A residential 5–10 kW turbine requires a certified tower (18–30 m tall), guyed or monopole foundation, 240-V AC inverter, disconnect switch, utility interconnection panel (per NEC Article 694), and grounding electrode system. Total installed cost: $35,000–$70,000 (NREL, 2022).

How much land does wind energy infrastructure require per MW?

Direct footprint: 0.5–1.5 acres/MW for turbines and substations. Total project area: 30–60 acres/MW—but >95% remains usable for agriculture or grazing (U.S. DOE Land Use Report, 2021).

Do wind farms need backup power infrastructure?

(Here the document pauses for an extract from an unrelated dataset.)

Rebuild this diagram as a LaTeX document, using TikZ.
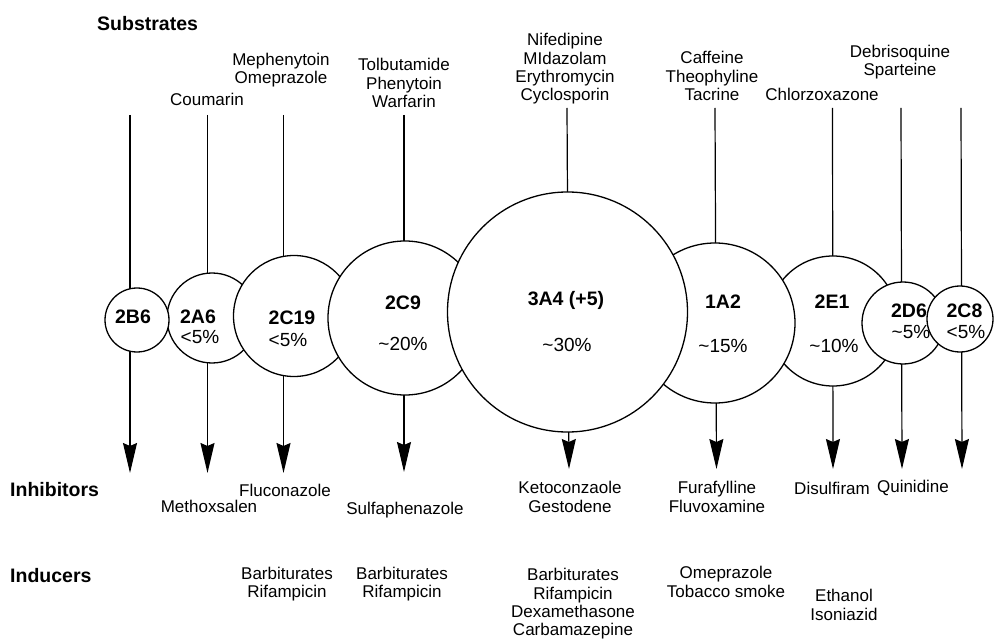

No—wind farms don’t require dedicated backup generation. Grid-scale reliability is maintained via system-wide reserves (spinning & non-spinning), demand response, and geographic diversity. ERCOT’s 2023 wind fleet achieved 98.2% forced outage rate—comparable to thermal plants.

What infrastructure upgrades are needed for aging wind farms?

Repowering typically replaces turbines, foundations (if feasible), and collection cables. Critical upgrades include SCADA modernization, IEC 61400-27 compliant grid-support firmware, and retrofitted harmonic filters. Average repower CAPEX: $1.1M/MW (Lazard, 2023).

Are underwater cables part of wind energy infrastructure?

Yes—offshore wind relies on two cable types: inter-array (33–66 kV, buried 1–3 m deep) and export (132–320 kV HVAC or ±320 kV HVDC). Dogger Bank’s export cables span 160 km and carry 1.4 GW each—requiring armored, oil-filled, or extruded XLPE insulation rated for 50+ year service life.

How do environmental regulations shape wind infrastructure design?

U.S. Fish & Wildlife Service’s Land-Based Wind Energy Guidelines mandate pre-construction surveys, seasonal curtailment (e.g., bat “cut-in” speed raised from 3.5 to 5.5 m/s), and post-construction mortality monitoring. In Canada, Indigenous consultation legally requires co-designed access roads and culturally protected viewshed buffers—adding 6–12 months to planning timelines.